Copy out the data exactly, leaving the pictures behind.

** Start RAW DATA **

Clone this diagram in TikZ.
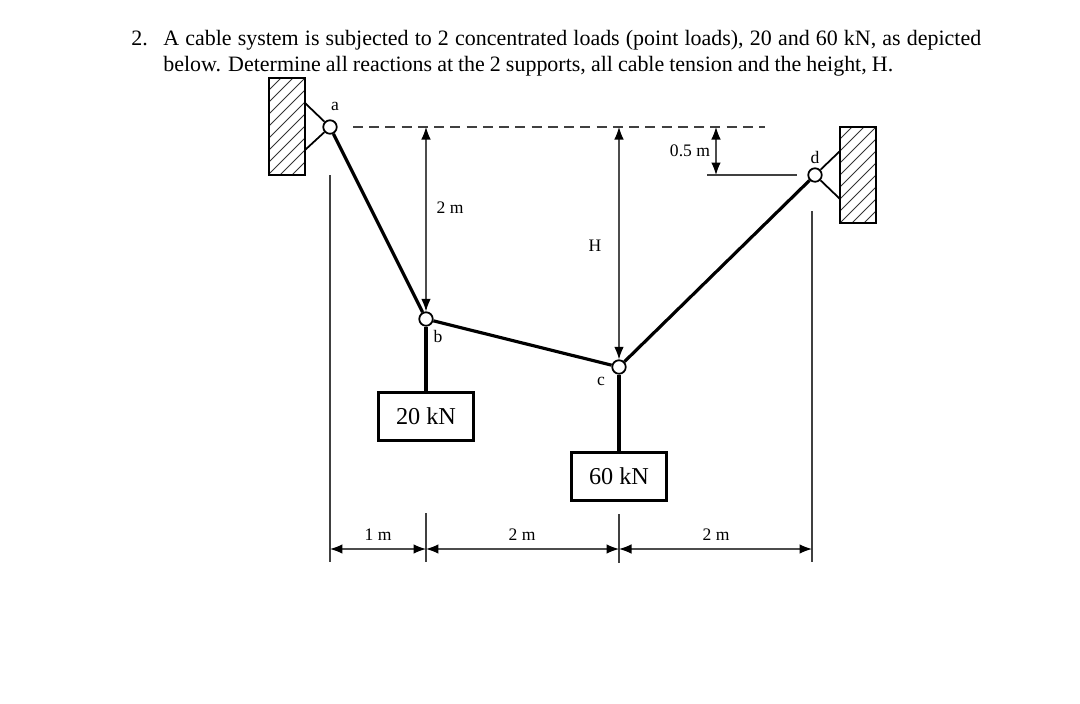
\documentclass[tikz,border=0pt]{standalone}
\usepackage{fontspec}
\setmainfont{Liberation Serif}
\usetikzlibrary{arrows.meta}
\tikzset{
	joint/.style={circle,draw,fill=white,line width=1pt,minimum size=0.27cm,inner sep=0pt},
	cable/.style={line width=1.8pt},
	brace/.style={line width=1pt},
	thin line/.style={line width=0.7pt,black!75},
	dim/.style={line width=0.7pt,black!70,{Latex[length=0.25cm,width=0.19cm,black]}-{Latex[length=0.25cm,width=0.19cm,black]}},
	load/.style={draw,line width=1.5pt,minimum width=1.9cm,minimum height=0.96cm,inner sep=0pt,font=\fontsize{13.8}{15}\selectfont},
	lbl/.style={inner sep=0pt,font=\fontsize{10}{12}\selectfont},
	prob/.style={inner sep=0pt,anchor=base west,font=\fontsize{12.5}{14}\selectfont}
}
\begin{document}
\begin{tikzpicture}[x=0.02cm,y=-0.02cm]
	\useasboundingbox (0,0) rectangle (1080,704);
	% problem text
	\node[prob] (num) at (131,45) {2.};
	\node[prob] (lineone) at (163,45) {\hbox to 16.36cm{A cable system is subjected to 2 concentrated loads (point loads), 20 and 60 kN, as depicted}};
	\node[prob] (linetwo) at (163,71) {\hbox to 14.6cm{below. Determine all reactions at the 2 supports, all cable tension and the height, H.}};
	% walls
	\begin{scope}
		\clip (269,78) rectangle (305,175);
		\foreach \Y in {78,90,...,222}
		{\draw[line width=0.5pt,black!80] (269,\Y) -- ++(50,-50);}
	\end{scope}
	\begin{scope}
		\clip (840,127) rectangle (876,223);
		\foreach \Y in {127,139,...,271}
		{\draw[line width=0.5pt,black!80] (840,\Y) -- ++(50,-50);}
	\end{scope}
	\draw[brace] (269,78) rectangle (305,175);
	\draw[brace] (840,127) rectangle (876,223);
	% joints and their places
	\coordinate (wa1) at (305,103);
	\coordinate (wa2) at (305,150);
	\coordinate (wd1) at (840,151);
	\coordinate (wd2) at (840,199);
	\node[joint] (a) at (330,127) {};
	\node[joint] (b) at (426,319) {};
	\node[joint] (c) at (619,367) {};
	\node[joint] (d) at (815,175) {};
	\node[load] (twenty) at (426,416.5) {20 kN};
	\node[load] (sixty) at (619,476.5) {60 kN};
	% dimension points
	\coordinate (dashl) at (353,127);
	\coordinate (dashr) at (765,127);
	\coordinate (topb) at (426,127);
	\coordinate (topc) at (619,127);
	\coordinate (topd) at (716,127);
	\coordinate (botd) at (716,175);
	\coordinate (levl) at (707,175);
	\coordinate (levr) at (797,175);
	\coordinate (ex1a) at (330,175);
	\coordinate (ex1b) at (330,562);
	\coordinate (ex2a) at (426,513);
	\coordinate (ex2b) at (426,562);
	\coordinate (ex3a) at (619,514);
	\coordinate (ex3b) at (619,563);
	\coordinate (ex4a) at (812,211);
	\coordinate (ex4b) at (812,562);
	\coordinate (d1) at (330,549);
	\coordinate (d2) at (426,549);
	\coordinate (d3) at (619,549);
	\coordinate (d4) at (812,549);
	% supports
	\draw[brace] (wa1) -- (a) -- (wa2);
	\draw[brace] (wd1) -- (d) -- (wd2);
	% cable
	\draw[cable] (a) -- (b);
	\draw[cable] (b) -- (c);
	\draw[cable] (c) -- (d);
	\draw[cable] (b) -- (twenty);
	\draw[cable] (c) -- (sixty);
	% dimensions
	\draw[thin line,dash pattern=on 0.2cm off 0.125cm] (dashl) -- (dashr);
	\draw[dim] (topb) -- (b.north);
	\draw[dim] (topc) -- (c.north);
	\draw[dim] (topd) -- (botd);
	\draw[thin line] (levl) -- (levr);
	\draw[thin line] (ex1a) -- (ex1b);
	\draw[thin line] (ex2a) -- (ex2b);
	\draw[thin line] (ex3a) -- (ex3b);
	\draw[thin line] (ex4a) -- (ex4b);
	\draw[dim] (d1) -- (d2);
	\draw[dim] (d2) -- (d3);
	\draw[dim] (d3) -- (d4);
	% labels
	\node[lbl] (la) at (335,106) {a};
	\node[lbl] (lb) at (438,336) {b};
	\node[lbl] (lc) at (601,381) {c};
	\node[lbl] (ld) at (815,157) {d};
	\node[lbl] (ltwo) at (450,208) {2 m};
	\node[lbl] (lh) at (595,246) {H};
	\node[lbl] (lhalf) at (690,151) {0.5 m};
	\node[lbl] (lone) at (378,535) {1 m};
	\node[lbl] (ltwob) at (522,535) {2 m};
	\node[lbl] (ltwoc) at (716,535) {2 m};
\end{tikzpicture}
\end{document}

** End RAW DATA **

WRITTEN RESPONSE →
Clone this diagram in TikZ.
\documentclass[tikz,border=0pt]{standalone}
\usepackage{fontspec}
\setmainfont{Liberation Serif}
\usetikzlibrary{arrows.meta}
\tikzset{
	joint/.style={circle,draw,fill=white,line width=1pt,minimum size=0.27cm,inner sep=0pt},
	cable/.style={line width=1.8pt},
	brace/.style={line width=1pt},
	thin line/.style={line width=0.7pt,black!75},
	dim/.style={line width=0.7pt,black!70,{Latex[length=0.25cm,width=0.19cm,black]}-{Latex[length=0.25cm,width=0.19cm,black]}},
	load/.style={draw,line width=1.5pt,minimum width=1.9cm,minimum height=0.96cm,inner sep=0pt,font=\fontsize{13.8}{15}\selectfont},
	lbl/.style={inner sep=0pt,font=\fontsize{10}{12}\selectfont},
	prob/.style={inner sep=0pt,anchor=base west,font=\fontsize{12.5}{14}\selectfont}
}
\begin{document}
\begin{tikzpicture}[x=0.02cm,y=-0.02cm]
	\useasboundingbox (0,0) rectangle (1080,704);
	% problem text
	\node[prob] (num) at (131,45) {2.};
	\node[prob] (lineone) at (163,45) {\hbox to 16.36cm{A cable system is subjected to 2 concentrated loads (point loads), 20 and 60 kN, as depicted}};
	\node[prob] (linetwo) at (163,71) {\hbox to 14.6cm{below. Determine all reactions at the 2 supports, all cable tension and the height, H.}};
	% walls
	\begin{scope}
		\clip (269,78) rectangle (305,175);
		\foreach \Y in {78,90,...,222}
		{\draw[line width=0.5pt,black!80] (269,\Y) -- ++(50,-50);}
	\end{scope}
	\begin{scope}
		\clip (840,127) rectangle (876,223);
		\foreach \Y in {127,139,...,271}
		{\draw[line width=0.5pt,black!80] (840,\Y) -- ++(50,-50);}
	\end{scope}
	\draw[brace] (269,78) rectangle (305,175);
	\draw[brace] (840,127) rectangle (876,223);
	% joints and their places
	\coordinate (wa1) at (305,103);
	\coordinate (wa2) at (305,150);
	\coordinate (wd1) at (840,151);
	\coordinate (wd2) at (840,199);
	\node[joint] (a) at (330,127) {};
	\node[joint] (b) at (426,319) {};
	\node[joint] (c) at (619,367) {};
	\node[joint] (d) at (815,175) {};
	\node[load] (twenty) at (426,416.5) {20 kN};
	\node[load] (sixty) at (619,476.5) {60 kN};
	% dimension points
	\coordinate (dashl) at (353,127);
	\coordinate (dashr) at (765,127);
	\coordinate (topb) at (426,127);
	\coordinate (topc) at (619,127);
	\coordinate (topd) at (716,127);
	\coordinate (botd) at (716,175);
	\coordinate (levl) at (707,175);
	\coordinate (levr) at (797,175);
	\coordinate (ex1a) at (330,175);
	\coordinate (ex1b) at (330,562);
	\coordinate (ex2a) at (426,513);
	\coordinate (ex2b) at (426,562);
	\coordinate (ex3a) at (619,514);
	\coordinate (ex3b) at (619,563);
	\coordinate (ex4a) at (812,211);
	\coordinate (ex4b) at (812,562);
	\coordinate (d1) at (330,549);
	\coordinate (d2) at (426,549);
	\coordinate (d3) at (619,549);
	\coordinate (d4) at (812,549);
	% supports
	\draw[brace] (wa1) -- (a) -- (wa2);
	\draw[brace] (wd1) -- (d) -- (wd2);
	% cable
	\draw[cable] (a) -- (b);
	\draw[cable] (b) -- (c);
	\draw[cable] (c) -- (d);
	\draw[cable] (b) -- (twenty);
	\draw[cable] (c) -- (sixty);
	% dimensions
	\draw[thin line,dash pattern=on 0.2cm off 0.125cm] (dashl) -- (dashr);
	\draw[dim] (topb) -- (b.north);
	\draw[dim] (topc) -- (c.north);
	\draw[dim] (topd) -- (botd);
	\draw[thin line] (levl) -- (levr);
	\draw[thin line] (ex1a) -- (ex1b);
	\draw[thin line] (ex2a) -- (ex2b);
	\draw[thin line] (ex3a) -- (ex3b);
	\draw[thin line] (ex4a) -- (ex4b);
	\draw[dim] (d1) -- (d2);
	\draw[dim] (d2) -- (d3);
	\draw[dim] (d3) -- (d4);
	% labels
	\node[lbl] (la) at (335,106) {a};
	\node[lbl] (lb) at (438,336) {b};
	\node[lbl] (lc) at (601,381) {c};
	\node[lbl] (ld) at (815,157) {d};
	\node[lbl] (ltwo) at (450,208) {2 m};
	\node[lbl] (lh) at (595,246) {H};
	\node[lbl] (lhalf) at (690,151) {0.5 m};
	\node[lbl] (lone) at (378,535) {1 m};
	\node[lbl] (ltwob) at (522,535) {2 m};
	\node[lbl] (ltwoc) at (716,535) {2 m};
\end{tikzpicture}
\end{document}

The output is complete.